Hooks, Hypermagnets and Adjustable Deployment:  The Early Canadian Experience with the Anaconda™ Endovascular Stent Graft for Infrarenal Aortic Aneurysm Repair.

RD Moore MD MSC FRCSC, †Claudio Cinà MD MSC FRCSC, Wesam Abuznadah MD MEd, Mona Motamedi BA(Hons)
Divisions of Vascular Surgery, University of Calgary, Calgary Alberta, 
†McMaster University, Hamilton, Ontario, Canada.

Purpose: To describe the early Canadian experience with a novel Health Canada approved Anaconda™ endovascular stent graft for the treatment of infrarenal aortic aneurysms.

Background:  Despite technologic advances in modular endovascular stent graft design, challenges during deployment are predictably related to access tortuousity and stenosis, marginal landing zone quality and length, errors in pre-operative length measurements due to difficulties in predicting graft behaviour in vivo, and errors related to the often dynamic nature of the deployment process, which can result in mal-positioning of the stent graft.  In addition, the duration of the endovascular procedure can be significantly affected by difficulties with contra-lateral limb access, particularly if advanced techniques (e.g. “up and over wire”) are required.  We describe the use of a newly approved device that has unique features related to graft design and deployment that address many of these device-related issues, leading to potential improvements in EVAR.  

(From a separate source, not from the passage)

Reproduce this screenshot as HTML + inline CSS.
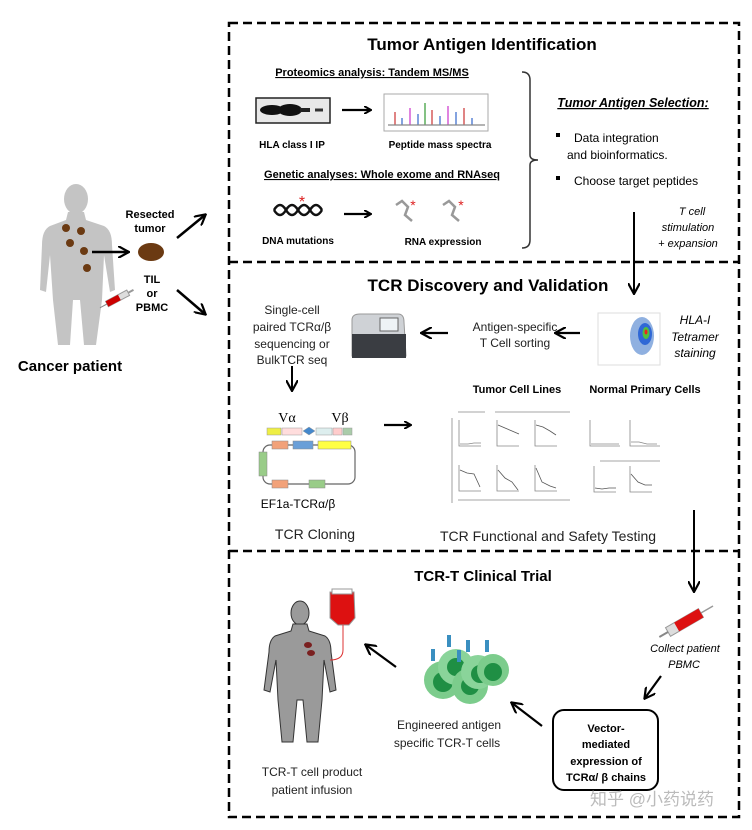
<!DOCTYPE html>
<html><head><meta charset="utf-8"><style>
html,body{margin:0;padding:0;background:#fff;}
svg{display:block;font-family:"Liberation Sans","Noto Sans CJK SC",sans-serif;}
</style></head><body>
<svg width="752" height="830" viewBox="0 0 752 830" xmlns="http://www.w3.org/2000/svg">
<defs>
<marker id="ah" markerWidth="8" markerHeight="8" refX="6" refY="4" orient="auto" markerUnits="userSpaceOnUse"><path d="M0,0 L7,4 L0,8" fill="none" stroke="#000" stroke-width="2"/></marker>
<marker id="ah2" markerWidth="12" markerHeight="12" refX="10" refY="6" orient="auto" markerUnits="userSpaceOnUse"><path d="M0,0 L11,6 L0,12" fill="none" stroke="#000" stroke-width="2.2"/></marker>
</defs>
<!-- dashed boxes -->
<g fill="none" stroke="#000" stroke-width="2.5" stroke-dasharray="9,5">
<rect x="229" y="23" width="510" height="794"/>
<line x1="229" y1="262" x2="739" y2="262"/>
<line x1="229" y1="551" x2="739" y2="551"/>
</g>

<!-- Left patient -->
<g fill="#c4c4c4">
<ellipse cx="76" cy="199" rx="12" ry="15"/>
<path d="M68,212 L84,212 L86,220 L104,226 Q112,230 112,245 L115,290 L110,292 L104,255 L102,300 L96,345 L84,345 L80,300 L73,300 L70,345 L58,345 L53,300 L50,255 L46,292 L40,290 L42,245 Q42,230 50,226 L66,220 Z"/>
</g>
<g fill="#6b3a12">
<circle cx="66" cy="228" r="4"/><circle cx="81" cy="231" r="4"/><circle cx="70" cy="243" r="4"/><circle cx="84" cy="251" r="4"/><circle cx="87" cy="268" r="4"/>
</g>
<line x1="92" y1="252" x2="128" y2="252" stroke="#000" stroke-width="2.5" marker-end="url(#ah2)"/>
<ellipse cx="151" cy="252" rx="13" ry="9" fill="#6b3a12"/>
<g font-weight="bold" font-size="11" text-anchor="middle">
<text x="150" y="218">Resected</text><text x="150" y="232">tumor</text>
<text x="152" y="283">TIL</text><text x="152" y="297">or</text><text x="152" y="311">PBMC</text>
</g>
<line x1="177" y1="238" x2="205" y2="215" stroke="#000" stroke-width="2.5" marker-end="url(#ah2)"/>
<line x1="177" y1="290" x2="205" y2="314" stroke="#000" stroke-width="2.5" marker-end="url(#ah2)"/>
<!-- syringe left -->
<g transform="translate(107,304) rotate(-28)">
<rect x="0" y="-3" width="24" height="6" fill="#ddd" stroke="#999"/>
<rect x="0" y="-3" width="14" height="6" fill="#c00"/>
<line x1="-8" y1="0" x2="0" y2="0" stroke="#888" stroke-width="1"/>
<line x1="24" y1="0" x2="30" y2="0" stroke="#999" stroke-width="2"/>
</g>
<text x="70" y="371" font-size="15" font-weight="bold" text-anchor="middle">Cancer patient</text>

<!-- Section 1 -->
<text x="482" y="50" font-size="17" font-weight="bold" text-anchor="middle">Tumor Antigen Identification</text>
<text x="372" y="76" font-size="11" font-weight="bold" text-anchor="middle" text-decoration="underline">Proteomics analysis: Tandem MS/MS</text>
<rect x="256" y="98" width="74" height="25" fill="#e8e8e8" stroke="#222" stroke-width="1.5"/>
<ellipse cx="272" cy="110" rx="12" ry="5" fill="#111"/><ellipse cx="290" cy="110" rx="12" ry="6" fill="#111"/><rect x="300" y="108" width="10" height="4" fill="#222"/><rect x="315" y="108.5" width="8" height="3" fill="#333"/>
<line x1="342" y1="110" x2="370" y2="110" stroke="#000" stroke-width="2.2" marker-end="url(#ah)"/>
<rect x="384" y="94" width="104" height="37" fill="#fff" stroke="#aaa"/>
<g stroke-width="1.2">
<line x1="395" y1="125" x2="395" y2="112" stroke="#c33"/><line x1="402" y1="125" x2="402" y2="118" stroke="#36c"/><line x1="410" y1="125" x2="410" y2="108" stroke="#c3c"/><line x1="418" y1="125" x2="418" y2="114" stroke="#36c"/><line x1="425" y1="125" x2="425" y2="103" stroke="#393"/><line x1="432" y1="125" x2="432" y2="110" stroke="#c33"/><line x1="440" y1="125" x2="440" y2="116" stroke="#36c"/><line x1="448" y1="125" x2="448" y2="106" stroke="#c3c"/><line x1="456" y1="125" x2="456" y2="112" stroke="#36c"/><line x1="464" y1="125" x2="464" y2="108" stroke="#c33"/><line x1="472" y1="125" x2="472" y2="118" stroke="#36c"/>
<line x1="388" y1="125" x2="485" y2="125" stroke="#888"/>
</g>
<text x="292" y="148" font-size="10" font-weight="bold" text-anchor="middle">HLA class I IP</text>
<text x="440" y="148" font-size="10" font-weight="bold" text-anchor="middle">Peptide  mass spectra</text>
<text x="382" y="178" font-size="11" font-weight="bold" text-anchor="middle" text-decoration="underline">Genetic analyses: Whole exome and RNAseq</text>
<path d="M274,210 Q280,200 286,210 T298,210 T310,210 T322,210" fill="none" stroke="#111" stroke-width="2.5"/>
<path d="M274,210 Q280,220 286,210 T298,210 T310,210 T322,210" fill="none" stroke="#111" stroke-width="2.5"/>
<text x="302" y="207" fill="#d22" font-size="16" text-anchor="middle">*</text>
<line x1="344" y1="214" x2="370" y2="214" stroke="#000" stroke-width="2.2" marker-end="url(#ah)"/>
<path d="M396,205 l6,-4 l6,6 l-3,8 l7,6" fill="none" stroke="#999" stroke-width="2.5"/>
<path d="M443,205 l6,-4 l6,6 l-3,8 l7,6" fill="none" stroke="#999" stroke-width="2.5"/>
<text x="413" y="210" fill="#d22" font-size="14" text-anchor="middle">*</text>
<text x="461" y="210" fill="#d22" font-size="14" text-anchor="middle">*</text>
<text x="298" y="244" font-size="10" font-weight="bold" text-anchor="middle">DNA mutations</text>
<text x="443" y="245" font-size="10" font-weight="bold" text-anchor="middle">RNA expression</text>
<path d="M522,72 Q530,72 530,80 L530,155 Q530,160 538,160 Q530,160 530,165 L530,240 Q530,248 522,248" fill="none" stroke="#333" stroke-width="1.5"/>
<text x="633" y="107" font-size="12.5" font-weight="bold" font-style="italic" text-anchor="middle" text-decoration="underline">Tumor Antigen Selection:</text>
<g font-size="12">
<rect x="556" y="133" width="4" height="4" fill="#000"/><text x="574" y="142">Data integration</text>
<text x="567" y="159">and bioinformatics.</text>
<rect x="556" y="176" width="4" height="4" fill="#000"/><text x="574" y="185">Choose target peptides</text>
</g>
<g font-size="11" font-style="italic" text-anchor="middle">
<text x="692" y="215">T cell</text><text x="688" y="231">stimulation</text><text x="688" y="247">+ expansion</text>
</g>
<line x1="634" y1="212" x2="634" y2="293" stroke="#000" stroke-width="2" marker-end="url(#ah2)"/>

<!-- Section 2 -->
<text x="488" y="291" font-size="17" font-weight="bold" text-anchor="middle">TCR Discovery and Validation</text>
<g font-size="12" text-anchor="middle" fill="#222">
<text x="292" y="314">Single-cell</text><text x="292" y="331">paired TCRα/β</text><text x="292" y="348">sequencing or</text><text x="292" y="364">BulkTCR seq</text>
<text x="515" y="331">Antigen-specific</text><text x="515" y="347">T Cell sorting</text>
</g>
<g font-size="12" font-style="italic" text-anchor="middle"><text x="695" y="324">HLA-I</text><text x="695" y="341">Tetramer</text><text x="695" y="357">staining</text></g>
<path d="M352,320 Q352,314 360,314 L398,314 Q404,314 404,322 L406,356 L352,356 Z" fill="#cfd2d6" stroke="#999"/>
<rect x="352" y="334" width="54" height="24" fill="#3a3d42"/>
<rect x="380" y="318" width="18" height="13" fill="#eef3f6" stroke="#666"/>
<line x1="448" y1="333" x2="422" y2="333" stroke="#000" stroke-width="2.2" marker-end="url(#ah2)"/>
<line x1="580" y1="333" x2="556" y2="333" stroke="#000" stroke-width="2.2" marker-end="url(#ah2)"/>
<rect x="598" y="313" width="62" height="52" fill="#fff" stroke="#ddd"/>
<ellipse cx="642" cy="336" rx="12" ry="19" fill="#8fb0e0"/>
<ellipse cx="645" cy="334" rx="7" ry="11" fill="#2f68d6"/>
<ellipse cx="646" cy="333" rx="3.5" ry="6" fill="#50c040"/>
<ellipse cx="646" cy="332" rx="1.5" ry="2.5" fill="#e22"/>
<line x1="292" y1="366" x2="292" y2="390" stroke="#000" stroke-width="2" marker-end="url(#ah2)"/>
<g font-family="Liberation Serif,serif" font-size="14" text-anchor="middle"><text x="287" y="422">Vα</text><text x="340" y="422">Vβ</text></g>
<g stroke="#999" stroke-width="0.5">
<rect x="267" y="428" width="14" height="7" fill="#ee4"/><rect x="282" y="428" width="20" height="7" fill="#fdd"/><path d="M303,431 l6,-4 l6,4 l-6,4z" fill="#48c"/><rect x="316" y="428" width="16" height="7" fill="#dee"/><rect x="333" y="428" width="9" height="7" fill="#fcc"/><rect x="343" y="428" width="9" height="7" fill="#aca"/>
</g>
<rect x="263" y="445" width="92" height="39" rx="7" fill="none" stroke="#666" stroke-width="1.2"/>
<g stroke="#888" stroke-width="0.5">
<rect x="272" y="441" width="16" height="8" fill="#f2a27a"/><rect x="293" y="441" width="20" height="8" fill="#6a9fd8"/><rect x="318" y="441" width="33" height="8" fill="#ff4"/>
<rect x="259" y="452" width="8" height="24" fill="#9c8"/>
<rect x="272" y="480" width="16" height="8" fill="#f2a27a"/><rect x="309" y="480" width="16" height="8" fill="#9c8"/>
</g>
<text x="298" y="508" font-size="12" text-anchor="middle">EF1a-TCRα/β</text>
<line x1="384" y1="425" x2="410" y2="425" stroke="#000" stroke-width="2.2" marker-end="url(#ah)"/>
<g font-size="11" font-weight="bold" text-anchor="middle"><text x="517" y="393">Tumor Cell Lines</text><text x="645" y="393">Normal Primary Cells</text></g>
<!-- charts -->
<g fill="none" stroke="#888" stroke-width="0.8">
<line x1="458" y1="412" x2="485" y2="412"/><line x1="495" y1="412" x2="570" y2="412"/>
<line x1="452" y1="418" x2="452" y2="503"/>
<path d="M459,420 v26 h22 M497,420 v26 h22 M535,420 v26 h22 M459,465 v26 h22 M497,465 v26 h22 M535,465 v26 h22"/>
<path d="M460,444 l8,0 l6,-1 l7,0"/>
<path d="M498,425 l7,3 l7,3 l7,3" stroke="#555"/>
<path d="M536,425 l7,2 l7,4 l6,4" stroke="#555"/>
<path d="M460,470 l7,3 l7,1 l6,13" stroke="#555"/>
<path d="M498,470 l7,8 l7,4 l6,8" stroke="#555"/>
<path d="M536,468 l6,14 l8,4 l6,2" stroke="#555"/>
<line x1="458" y1="500" x2="570" y2="500"/>
<path d="M590,420 v26 h30 M630,420 v26 h30 M594,466 v26 h22 M630,466 v26 h22"/>
<path d="M591,444 h28 M631,442 l8,0 l8,2 l10,0"/>
<line x1="600" y1="461" x2="660" y2="461"/>
<path d="M595,488 l7,1 l7,-1 l7,0 M631,474 l7,8 l7,3 l7,0" stroke="#555"/>
</g>
<g font-size="14" text-anchor="middle" fill="#222"><text x="315" y="539">TCR  Cloning</text><text x="548" y="541">TCR Functional and Safety Testing</text></g>
<line x1="694" y1="510" x2="694" y2="591" stroke="#000" stroke-width="2" marker-end="url(#ah2)"/>

<!-- Section 3 -->
<text x="483" y="581" font-size="15" font-weight="bold" text-anchor="middle">TCR-T Clinical Trial</text>
<!-- right syringe -->
<g transform="translate(668,632) rotate(-30)">
<rect x="0" y="-5" width="38" height="10" fill="#ddd" stroke="#999"/>
<rect x="10" y="-5" width="28" height="10" fill="#d11"/>
<line x1="-10" y1="0" x2="0" y2="0" stroke="#888" stroke-width="2"/>
<line x1="38" y1="0" x2="52" y2="0" stroke="#999" stroke-width="1.5"/>
</g>
<g font-size="11" font-style="italic" text-anchor="middle"><text x="685" y="652">Collect patient</text><text x="684" y="668">PBMC</text></g>
<line x1="661" y1="676" x2="645" y2="698" stroke="#000" stroke-width="2.2" marker-end="url(#ah2)"/>
<rect x="553" y="710" width="105" height="80" rx="11" fill="#fff" stroke="#000" stroke-width="2"/>
<g font-size="11" font-weight="bold" text-anchor="middle"><text x="606" y="732">Vector-</text><text x="606" y="748">mediated</text><text x="606" y="765">expression of</text><text x="606" y="781">TCRα/ β chains</text></g>
<line x1="542" y1="726" x2="512" y2="703" stroke="#000" stroke-width="2.2" marker-end="url(#ah2)"/>
<!-- cells -->
<g>
<circle cx="443" cy="680" r="19" fill="#7ccc8c"/><circle cx="443" cy="682" r="10" fill="#1f8f44"/>
<circle cx="456" cy="667" r="18" fill="#8ad49a"/><circle cx="456" cy="667" r="9" fill="#1f8f44"/>
<circle cx="470" cy="686" r="18" fill="#7ccc8c"/><circle cx="470" cy="686" r="9" fill="#1f8f44"/>
<circle cx="478" cy="672" r="17" fill="#8ad49a"/><circle cx="480" cy="674" r="9" fill="#1f8f44"/>
<circle cx="493" cy="670" r="16" fill="#7ccc8c"/><circle cx="493" cy="672" r="9" fill="#1f8f44"/>
</g>
<g fill="#3a8fc0"><rect x="431" y="649" width="4" height="12"/><rect x="447" y="635" width="4" height="12"/><rect x="457" y="650" width="4" height="12"/><rect x="466" y="640" width="4" height="12"/><rect x="485" y="640" width="4" height="12"/></g>
<g font-size="12" text-anchor="middle" fill="#222"><text x="449" y="729">Engineered antigen</text><text x="447" y="747">specific TCR-T cells</text></g>
<line x1="396" y1="667" x2="366" y2="645" stroke="#000" stroke-width="2.2" marker-end="url(#ah2)"/>
<!-- right person -->
<g fill="#9a9a9a" stroke="#333" stroke-width="1">
<ellipse cx="300" cy="613" rx="9" ry="12"/>
<path d="M293,624 L307,624 L309,631 L325,636 Q331,640 331,652 L336,690 L330,692 L324,660 L322,700 L318,742 L307,742 L303,700 L297,700 L293,742 L282,742 L278,700 L276,660 L270,692 L264,690 L269,652 Q269,640 275,636 L291,631 Z"/>
</g>
<g fill="#7a2020"><ellipse cx="308" cy="645" rx="4" ry="3"/><ellipse cx="311" cy="653" rx="4" ry="3"/></g>
<path d="M330,592 L354,592 L355,618 L349,625 L338,625 L330,618 Z" fill="#d11" stroke="#999"/>
<rect x="332" y="589" width="20" height="5" fill="#fff" stroke="#999"/>
<path d="M343,625 L343,650 Q343,660 330,660" fill="none" stroke="#d33" stroke-width="1"/>
<g font-size="12" text-anchor="middle" fill="#222"><text x="312" y="776">TCR-T cell product</text><text x="312" y="794">patient infusion</text></g>
<text x="652" y="805" font-size="17" fill="#bbb" text-anchor="middle" font-family="Liberation Sans,Noto Sans CJK SC,sans-serif">知乎 @小药说药</text>
</svg>
</body></html>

Study Design: Prospective cohort study of patients treated in a tertiary vascular center by surgeons experienced in endovascular repair. Standard clinical endovascular inclusion/exclusion criteria were used and anatomically, aneurysms with severe angulation of iliac access vessels and/or the aortic neck were included.
Methods:  Between January and March 2007, 16 male patients (mean age 73.6 ± 5.05 years, ASA status II N=4, ASA III N=11, ASA IV, N=1) with infrarenal AAA (mean diameter 5.68 ± 0.66cm, mean neck length 33.19 ± 11.62mm, mean neck angulation 33.25 ± 43.86 degrees, mean maximal iliac angulation 72.63 ±40.87 degrees ) had elective (N=11) or urgent (N=5) EVAR with the Anaconda device using the IFU protocols established for deployment.  Procedures were completed in the operating room under either local or general anesthesia with a mobile C-arm unit and fluoroscopic table. Patients were assessed for endoleak or graft complications with 64 slice spiral CT imaging within a week of surgery, and then at 3 months, with further planned follow-up at 6 month intervals.

Results:  Mean values were derived for operative time (141.38±46 minutes), fluoroscopy time(16.76±9.35 minutes), intra-operative dye load (132.31±68.72 mls), and blood loss (396.15±279.48 mls). Primary adjunctive procedures were required in 5 patients (31%) and included internal iliac embolization in 3 patients, limb extension and external iliac angioplasty in one patient, and internal/external iliac “kissing balloon” angioplasty in one patient.  Median LOS was 6.68 days (Range: 1-23 days), with one patient requiring an ICU stay of two days due to cardio-pulmonary complications. No peri-operative or late deaths were observed. Secondary interventions were required in 3 patients (18%). Two patients with marginally acceptable iliac access vessels (7mm diameter) developed limb ischemia post-operatively. One of these patients had acute iliac occlusion pre-operatively, and suffered ipsilateral graft limb thrombosis requiring cross femoral bypass. This patient also had a Type 1A endoleak requiring laparotomy and aortic cerclage. The second patient with limb ischemia had an iliac dissection requiring palmaz stent placement. The only patient with a Type 2 endoleak had immediate post-operative coil embolization due to the development of atrial fibrillation and the need for full-dose anti-coagulation. Common femoral artery dissection related to the “square-faced” profile of back of the delivery nose cone was observed in one patient and required suture repair.  Another patient had rupture of the delivery handle during attempted deployment, and was successfully converted using a different endograft and represented the only “intention to treat” failure.
 
Conclusions: The improvements in contra-lateral access, the proximal hook fixation, and the specific deployment features of the Anaconda™ endovascular device allowed for successful initial EVAR exclusion of infrarenal aortic aneurysms with high risk anatomy in 94% of patients. The short nose cone, and the sheath which has a tendency to kink and is not well tapered over the cone nose, poses challenges with calcified vessels and tortuous anatomy. Care must be observed during deployment to ensure that the device main body is rotated and canted with the fixation hooks perpendicular to the long axis of the neck in order to achieve stable endoseal. Modifications to the nose cone and of the delivery sheath will enhance the performance of this endovascular system. Ongoing follow-up and larger series are required to assess mid-term and long term EVAR performance.